Court of Appeals of Washington
19 Wn. App. 758 (Wash. Ct. App. 1978)
In Wagers v. Associated Mortgage, Ronald L. Wagers, a building contractor, engaged in negotiations with Tom Benkert, a representative of Associated Mortgage Investors (AMI), to purchase 104 building lots near Kent, Washington. These negotiations spanned from the spring of 1975 to April 1976. Wagers submitted an earnest money agreement to AMI for $250,000 cash, which was later amended to $270,000. Communication between Wagers and AMI indicated that the sale was subject to approval by AMI's board of trustees and the ability to clear title. However, issues arose, including the involvement of other parties with interests in the property and the need for trustee approval. Wagers' attorney and AMI's attorney exchanged letters, with Wagers' attorney asserting that the sale was proceeding, while AMI's attorney clarified that no binding agreement existed. Wagers sought specific performance or damages when AMI did not finalize the sale. The Superior Court for King County dismissed the specific performance claim, leading to Wagers' appeal.
The main issues were whether the writings exchanged between the parties constituted a sufficient agreement to satisfy the statute of frauds for the sale of land and whether Wagers' actions constituted part performance to exempt the sale from the statute of frauds.
The Court of Appeals found that the evidence presented was insufficient to establish a binding agreement, and therefore affirmed the summary judgment dismissing the specific performance cause of action.

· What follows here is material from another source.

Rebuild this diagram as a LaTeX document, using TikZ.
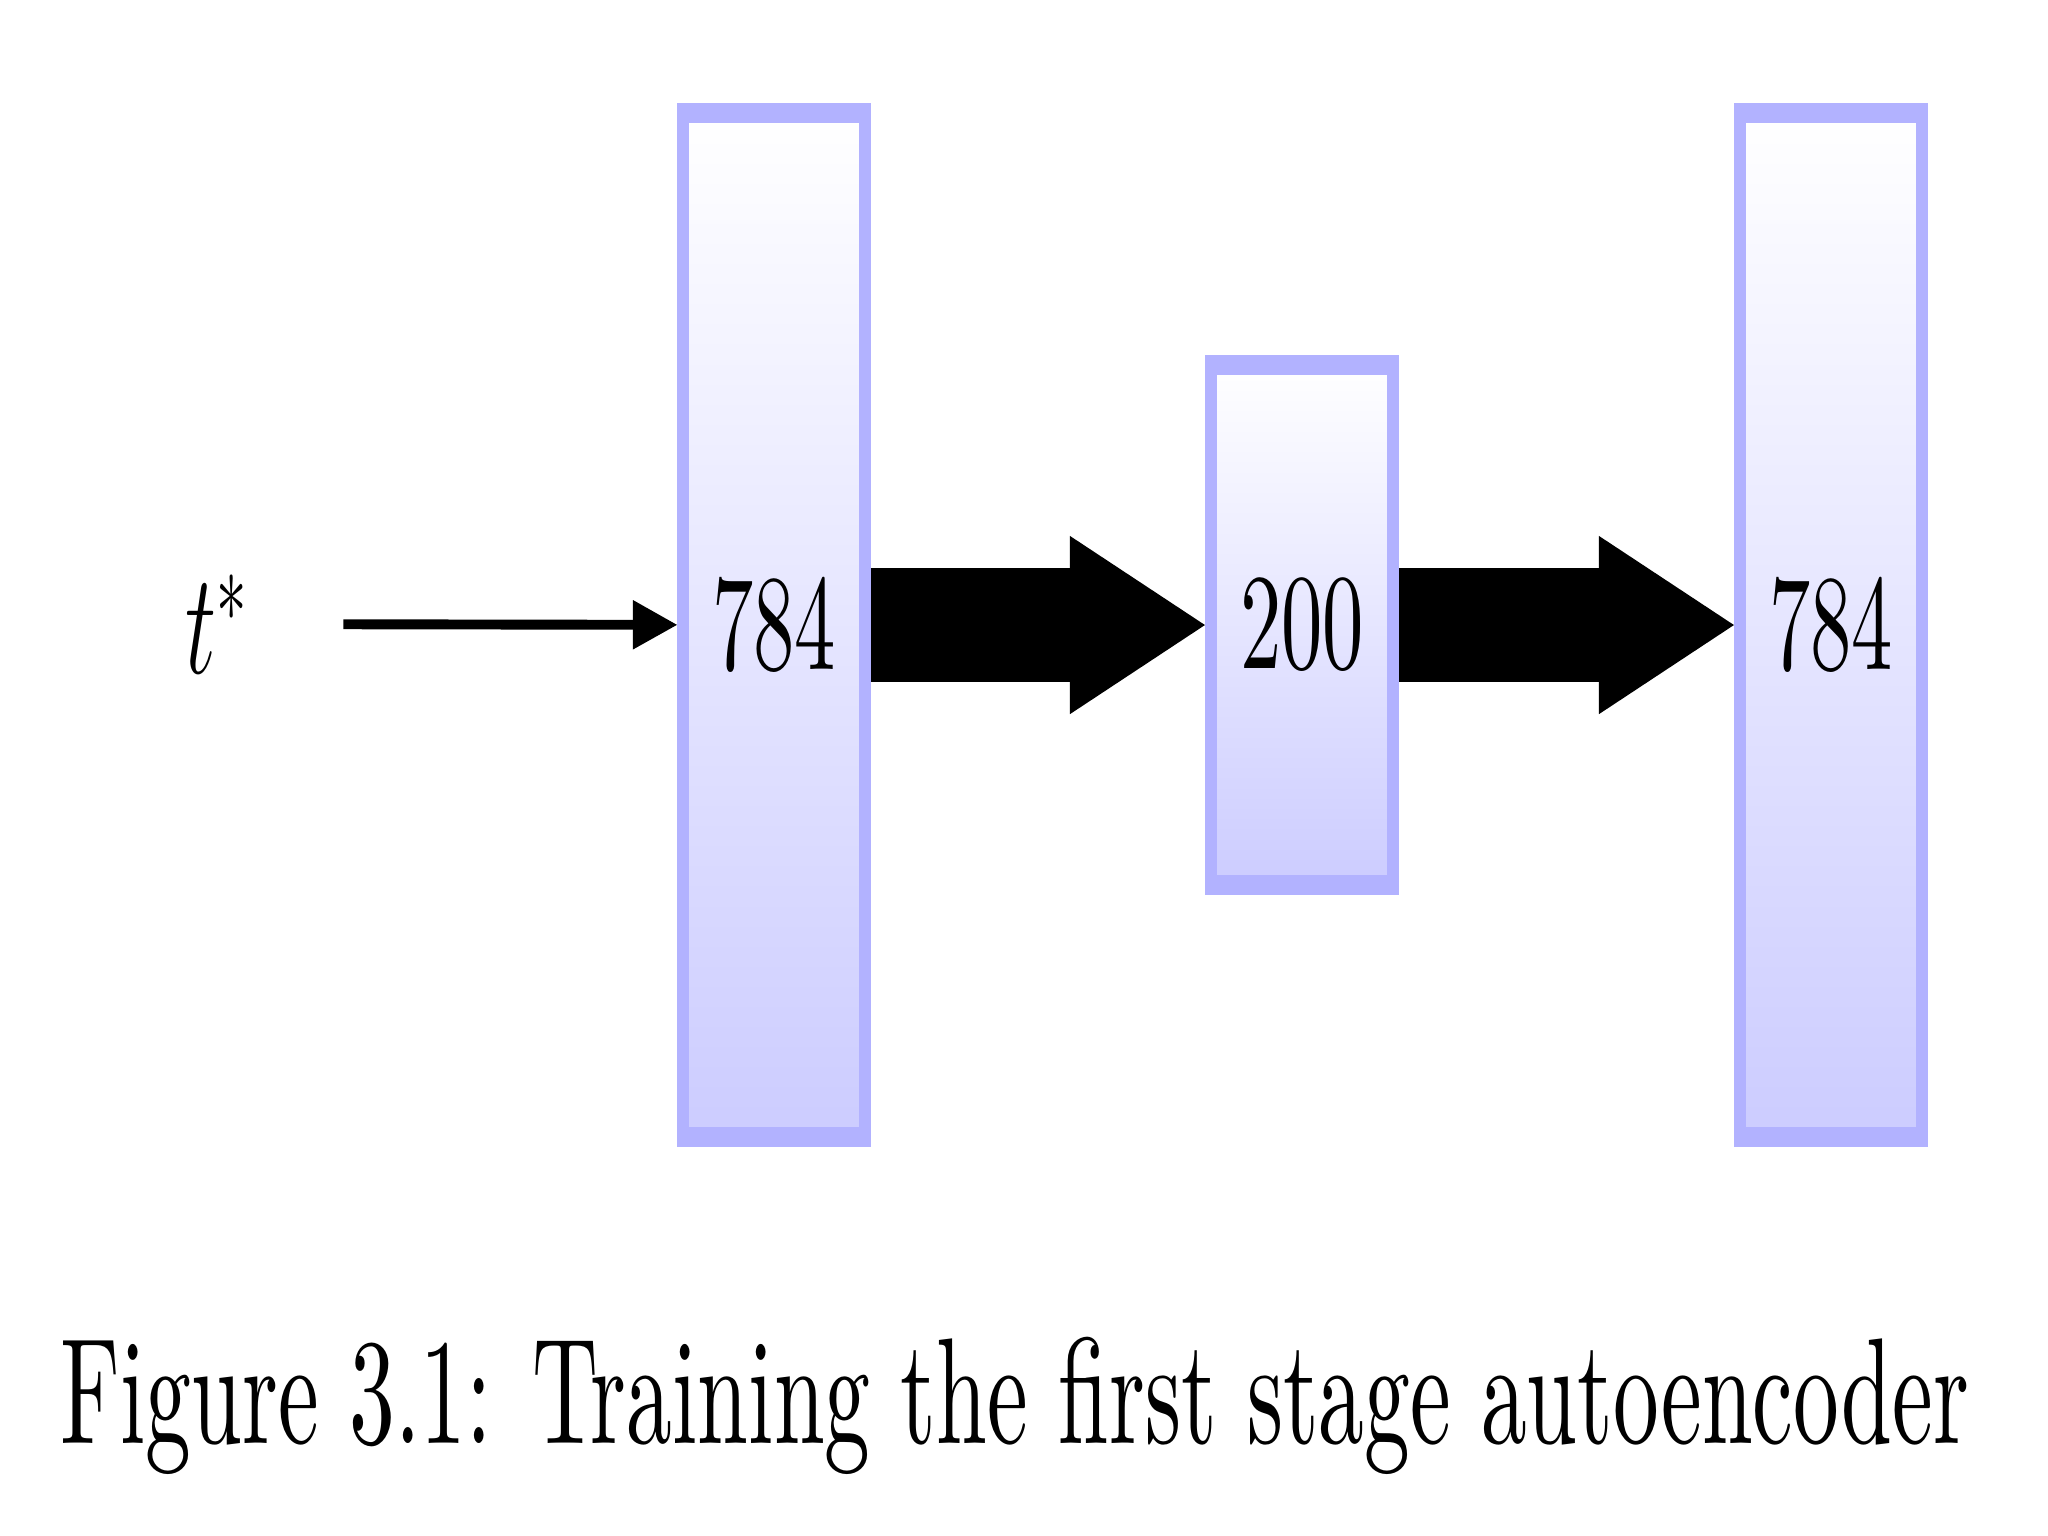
\documentclass[tikz,border=0pt]{standalone}
\usepackage{amssymb, amsmath}
\usepackage{fontspec}
\usepackage{tikz}
\usetikzlibrary{arrows.meta}

\newfontfamily\tenrm{lmroman10-regular.otf}

\tikzset{
  layer/.style={rectangle, draw=blue!30, line width=0.12cm, top color=white,
    bottom color=blue!20, minimum width=1.82cm, inner sep=0pt,
    font=\tenrm\fontsize{23.5}{28}\selectfont},
  bigarrow/.style={line width=0.69cm, -{Triangle[length=1.35cm, width=1.08cm, line width=0pt]}},
  inarrow/.style={line width=0.06cm, -{Triangle[length=0.44cm, width=0.30cm, line width=0pt]}}
}

\begin{document}
\begin{tikzpicture}[x=0.01cm, y=-0.01cm]

  \useasboundingbox (0, 0) rectangle (2048, 1536);

  % the whole figure is stretched vertically
  \begin{scope}[y=-0.0060606cm, transform canvas={yscale=1.65}]

    \node[layer, minimum height=6.20cm] (in) at (774, 625) {784};
    \node[layer, minimum height=3.15cm] (code) at (1302, 625) {200};
    \node[layer, minimum height=6.20cm] (out) at (1831, 625) {784};

    \node[inner sep=0pt, font=\fontsize{23.5}{28}\selectfont] (tin) at (217, 624) {$t^*$};

    \draw[inarrow, shorten <=0.94cm] (tin) -- (in);
    \draw[bigarrow] (in) -- (code);
    \draw[bigarrow] (code) -- (out);

    \node[anchor=base, inner sep=0pt, font=\tenrm\fontsize{26}{31}\selectfont] (cap) at (1015, 1443)
      {Figure 3.1: Training the first stage autoencoder};

  \end{scope}

\end{tikzpicture}
\end{document}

The Court of Appeals reasoned that the writings, including the earnest money agreement and the letters exchanged, did not collectively satisfy the statute of frauds because they lacked essential contract terms and were contingent upon further approvals. The court emphasized that the earnest money agreement was never formally accepted by AMI, as required. Additionally, the court found that Wagers' actions, such as arranging financing, did not constitute part performance because they did not unmistakably point to the existence of a binding agreement. The court highlighted that part performance must be unequivocal evidence of the agreement and must involve actions such as taking possession, making payments, or making improvements on the property, none of which were present in this case. The court reiterated that the statute of frauds requires written evidence of a contract for the sale of land, and exceptions to this requirement are limited and must clearly demonstrate the existence of an agreement.